Advertisement

Can we trust Iran's new president?

Iranian President-elect Hassan Rohani gestures to the media during a news conference in Tehran.

The strong showing by the most moderate of the six presidential candidates who were allowed to run in Iran's national elections last week is a sign that the Iranian people — if not the conservative clerics who have final say on policy matters — are ready for a change. The Obama administration should seize the opportunity and attempt to reopen talks with the new president-elect in order to seriously explore whether he can move his country toward resolving the issues surrounding Iran's nuclear program in a way that leads to better relations with the West.

Iran's next president, Hasan Rowhani, won 50.7 percent of the 37 million ballots cast in Friday's election, enough to allow him to avoid a run-off vote. During the campaign, he talked about improving relations with the U.S. and addressing the international community's concerns that Iran is seeking to build nuclear weapons. That conciliatory rhetoric apparently helped prompt millions of Iranians to show up at the polls in the hope Mr. Rowhani can steer the country on a more moderate course that will allow a lifting of international sanctions that are crushing its economy.

Advertisement

But though Mr. Rowhani billed himself as a pragmatic reformer, he's also a consummate insider among the clerics he served for 16 years as secretary to the country's National Security Council and as its top nuclear negotiator from 2003 to 2005. During that latter period Iran pretended to negotiate limits on the production of fissile materials that could be used to make a bomb while secretly ramping up its capacity to enrich uranium. During the campaign Mr. Rowhani even boasted of having deliberately deceived the international community in order to advance Iran's nuclear ambitions while avoiding harsher sanctions.

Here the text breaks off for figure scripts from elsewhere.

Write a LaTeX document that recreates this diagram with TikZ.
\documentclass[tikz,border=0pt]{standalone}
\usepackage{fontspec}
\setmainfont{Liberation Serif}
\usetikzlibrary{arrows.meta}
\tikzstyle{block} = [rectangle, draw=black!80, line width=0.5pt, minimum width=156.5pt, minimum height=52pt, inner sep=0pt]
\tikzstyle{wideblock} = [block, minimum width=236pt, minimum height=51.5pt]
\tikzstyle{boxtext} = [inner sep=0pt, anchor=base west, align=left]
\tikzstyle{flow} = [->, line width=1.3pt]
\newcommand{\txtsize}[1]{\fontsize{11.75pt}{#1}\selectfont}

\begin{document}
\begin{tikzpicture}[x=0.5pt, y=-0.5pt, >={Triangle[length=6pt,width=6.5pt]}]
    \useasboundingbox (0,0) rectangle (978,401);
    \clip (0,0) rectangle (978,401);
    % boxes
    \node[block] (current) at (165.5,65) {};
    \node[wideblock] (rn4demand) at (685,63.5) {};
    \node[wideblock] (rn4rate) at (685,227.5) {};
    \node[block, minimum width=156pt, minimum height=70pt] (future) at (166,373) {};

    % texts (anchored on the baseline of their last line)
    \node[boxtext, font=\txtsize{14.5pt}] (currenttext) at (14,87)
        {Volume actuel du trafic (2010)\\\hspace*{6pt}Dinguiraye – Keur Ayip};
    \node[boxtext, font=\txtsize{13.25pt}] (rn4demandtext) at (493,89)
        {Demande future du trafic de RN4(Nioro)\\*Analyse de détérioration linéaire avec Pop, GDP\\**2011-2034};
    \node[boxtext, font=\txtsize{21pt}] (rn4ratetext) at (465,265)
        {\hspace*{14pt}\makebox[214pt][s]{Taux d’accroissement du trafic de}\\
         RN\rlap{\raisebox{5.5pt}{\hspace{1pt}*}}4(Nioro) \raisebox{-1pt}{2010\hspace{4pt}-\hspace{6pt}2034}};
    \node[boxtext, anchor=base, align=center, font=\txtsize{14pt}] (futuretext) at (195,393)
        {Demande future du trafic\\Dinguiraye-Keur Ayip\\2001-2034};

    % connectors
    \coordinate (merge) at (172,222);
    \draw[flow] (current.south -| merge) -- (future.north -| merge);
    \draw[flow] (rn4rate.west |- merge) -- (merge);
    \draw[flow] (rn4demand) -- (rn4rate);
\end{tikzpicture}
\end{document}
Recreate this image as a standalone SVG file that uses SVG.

Moreover, it's unclear whether Mr. Rowhani could change course on Iran's nuclear program even if he wanted, since the ultimate decisions about the country's direction are made by the country's non-elected supreme leader, Ayatollah Ali Kamenei, and the clique of conservative clerics and Revolutionary Guard commanders around him, not by the president. Iranians may have voted overwhelmingly for Mr. Rowhani because he was the candidate perceived as being the most moderate in a field of conservative hard-liners, but it remains to be seen whether he can (or wants to) deliver on any of his promises once he assumes office. In a news conference Monday, Mr. Rowhani said he wants closer relations with the United States — but he ruled out direct talks unless we respect Iran's "nuclear rights," end sanctions and stop "interfering in Iran's domestic politics." That's not so different from the policy of the hard-liner he replaces, President Mahmoud Ahmadinijad.

Advertisement

Even so, the outcome of the vote shows that the people of Iran are interested in closer ties with the international community. And the fact that the results were allowed to stand — unlike in the disputed presidential race four years ago — suggests there is at least a possibility Iran's rulers may be more open to engaging with the U.S. and its allies now that the election is over. But as has so often been the case with Iran, the signals are murky. Some experts are already predicting that given his past record of deception, Mr. Rowhani can't be trusted as a negotiating partner and that that his victory signals nothing more than the ruling clerics' wish to present a less strident face to the world while they continue to make progress on developing a bomb. The Obama administration needs to approach the situation with its eyes wide open to the possibility that Iran could well be set on perpetrating another bait-and-switch maneuver of the sort that worked so well for it in the past.

But it seems equally clear that the majority of ordinary Iranians are far less interested in pursuing nuclear weapons than in rescuing their economy, which suffers from high prices, high unemployment and a plummeting currency. That's what it seems they were voting for last week, and, given the Obama administration's vow to use all possible means, including force, to prevent Iran from getting the bomb, there's at least a chance the ayatollahs who have the final word on such matters will embrace last week's vote as a facing-saving way to reduce that looming threat. But there isn't a lot of time left before some sort of military confrontation become inevitable. That's why the Obama administration needs to move quickly to see whether Iran is really serious about dialogue this time, or whether it's merely talking through its hat once more.